O prefeito deste Alagamento (ex-Rio), Eduardo Paes, correu a lembrar-nos de que a chuvarada do fim de semana foi atípica -tendo batido recordes de índices de hietometria em muitas áreas. Paes é aquele mesmo que provocou a ira dos cariocas em dezembro passado, ao chamar de "porcos" os que jogam lixo nas praias, na orla, nas ruas. À época da reprimenda, o prefeito pediu à população "mais educação, higiene e respeito com o espaço público".
Fato: significativa parcela dos moradores da cidade ignora regras básicas de consciência ambiental. Outro: os recipientes instalados nos postes são pequenos e em número insuficiente para receber tanto lixo. Junte-se o mau hábito às falhas que persistem no sistema de coleta, e o resultado são ralos e galerias pluviais entupidos -no mínimo. Um filhote típico desse casamento desastroso entre o a) desleixo acusado na população + b) as falhas na coleta, é a praga dos panfletos de diferentes tamanhos e cores, distribuídos às centenas, diariamente, freneticamente.

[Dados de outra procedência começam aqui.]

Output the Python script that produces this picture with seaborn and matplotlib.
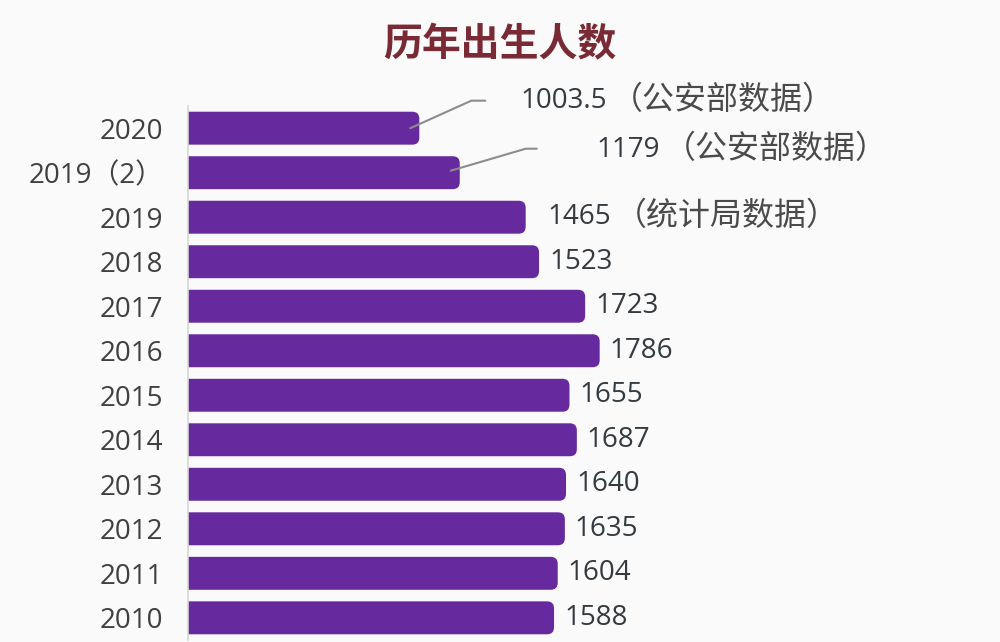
import numpy as np
import pandas as pd
import matplotlib
matplotlib.use("Agg")
import matplotlib.pyplot as plt
import seaborn as sns
from matplotlib.patches import FancyBboxPatch
from matplotlib.transforms import IdentityTransform

# data (births, 10k people)
years = ["2020", "2019（2）", "2019", "2018", "2017", "2016",
         "2015", "2014", "2013", "2012", "2011", "2010"]
births = [1003.5, 1179, 1465, 1523, 1723, 1786,
          1655, 1687, 1640, 1635, 1604, 1588]
value_text = ["1003.5", "1179", "1465", "1523", "1723", "1786",
              "1655", "1687", "1640", "1635", "1604", "1588"]
sources = ["（公安部数据）", "（公安部数据）", "（统计局数据）",
           "", "", "", "", "", "", "", "", ""]

df = pd.DataFrame({"year": years, "births": births})

sns.set_style("white")
plt.rcParams["font.family"] = ["Open Sans", "Noto Sans CJK SC", "DejaVu Sans"]

bg = "#fafafa"
fig = plt.figure(figsize=(10, 6.42), dpi=100, facecolor=bg)
ax = fig.add_axes([0.188, 0.003, 0.812, 0.832])
ax.set_facecolor(bg)

sns.barplot(data=df, x="births", y="year", orient="h", color="#672a9e",
            width=0.74, saturation=1, ax=ax)
ax.set_xlim(0, 812 / 0.2305)

# replace plain rectangles with right-rounded bars
px_x = 1 / 0.2305          # data units per pixel (x)
px_y = 1 / 44.5            # data units per pixel (y)
for p in list(ax.patches):
    x0, y0, w, h = p.get_x(), p.get_y(), p.get_width(), p.get_height()
    p.set_visible(False)
    fb = FancyBboxPatch((x0 - 40 * px_x, y0), w + 40 * px_x, h,
                        boxstyle=f"round,pad=0,rounding_size={7 * px_x}",
                        mutation_aspect=px_y / px_x,
                        facecolor="#672a9e", edgecolor="none")
    ax.add_patch(fb)

# value labels (number + optional source note)
for i, (v, num, src) in enumerate(zip(births, value_text, sources)):
    if i == 0:
        dx, dy = 101, 27
    elif i == 1:
        dx, dy = 137, 23
    elif i == 2:
        dx, dy = 22, 0
    else:
        dx, dy = 10, 0
    t = ax.annotate(num, xy=(v, i), xytext=(dx, dy), textcoords="offset pixels",
                    va="center", ha="left", fontsize=20, color="#333a40")
    if src:
        ax.annotate(src, xy=(1, 0.5), xycoords=t, xytext=(4, 1),
                    textcoords="offset pixels", va="center", ha="left",
                    fontsize=23, color="#4a4a4a", fontweight="light",
                    family=["Noto Sans CJK SC", "DejaVu Sans"])

# leader lines for the first two bars (pixel offsets from bar end)
leaders = {0: [(-9, 0), (52, -27.5), (66, -27.5)],
           1: [(-9, -2), (66, -24), (77, -24)]}
fig.canvas.draw()
for i, pts in leaders.items():
    bx, by = ax.transData.transform((births[i], i))
    xs = [bx + a for a, b in pts]
    ys = [by - b for a, b in pts]
    ax.add_line(plt.Line2D(xs, ys, transform=IdentityTransform(),
                           color="#8c8c8c", lw=1.5, clip_on=False))

# axis styling
for s in ["top", "right", "bottom"]:
    ax.spines[s].set_visible(False)
ax.spines["left"].set_color("#d6d6d6")
ax.spines["left"].set_linewidth(1.2)
ax.set_xticks([])
ax.set_xlabel("")
ax.set_ylabel("")
ax.tick_params(axis="y", which="major", length=0, pad=18,
               labelsize=20, labelcolor="#404040")
ax.set_yticks(np.arange(-0.5, len(years), 1), minor=True)
ax.tick_params(axis="y", which="minor", length=12, color="#d6d6d6", width=1.2)

fig.text(0.5, 0.93, "历年出生人数", ha="center", va="center",
         fontsize=28, fontweight="bold", color="#7a2a35",
         family=["Noto Sans CJK SC", "DejaVu Sans"])

fig.savefig("out.png", dpi=100, facecolor=bg)
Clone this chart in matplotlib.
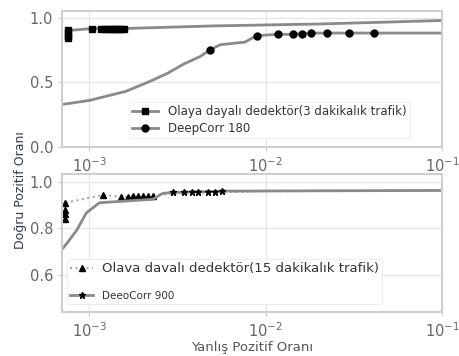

A trajetória desses papeizinhos diz tudo: passam das mãos de quem os distribui irregularmente (não há fiscalização) às dos transeuntes; dessas, na maioria das vezes, vão direto para o chão. Como não deixam mentir as ruas imundas do centro, Catete e Saens Peña, para citar apenas três regiões movimentadas em que a panfletagem é muito comum.
O secretário de Conservação e Serviços Públicos, Carlos Roberto Osório, inaugurou há uma semana o programa Águas de Março, com o objetivo de melhorar as condições de drenagem no Rio de Janeiro.
O esforço, porém, será inútil se o cidadão não aprender a seguir rotinas simples, como guardar o lixo que precisa descartar até que encontre lugar apropriado. O caráter do programa é preventivo, uma vez que março é notório por suas chuvas excessivas; mas o comportamento da população terá papel fundamental em seu êxito.

 

Ilhada no principado folhetinesco do Leblon, separada pelas águas do meu bairrozinho, que ali entre o centro e o Flamengo, eu fumava um cigarro (afinal, estava presa) com um amigo à entrada de um predinho da Dias Ferreira. Ondas quase batiam em nossos pés, trazendo cadáveres de baratas afogadas, latas e garrafas pet; a água tornava impossível diferenciar o que era calçada e o que era território de carros. Carros, ali, não passavam.
Não voltei pra casa senão já de madrugada, quando me foi possível largar mais uma vez o fumo e descartar da imaginação exageros envolvendo maremotos.
Não há música de Tom Jobim nem versos que sirvam para amenizar a tragédia de seis mortes em deslizamentos de terra e desabamentos ocorridos no Rio Comprido, em Anchieta e Niterói, além de dezenas de feridos e mais de 3.000 desalojados. Não cabe nisso poesia. Mas, de fato, o que se viu em abundância tanto na zona norte quanto na zona sul foi mesmo pau, pedra, resto, toco, caco, vidro -o que de feio poderia haver nos versos de Tom.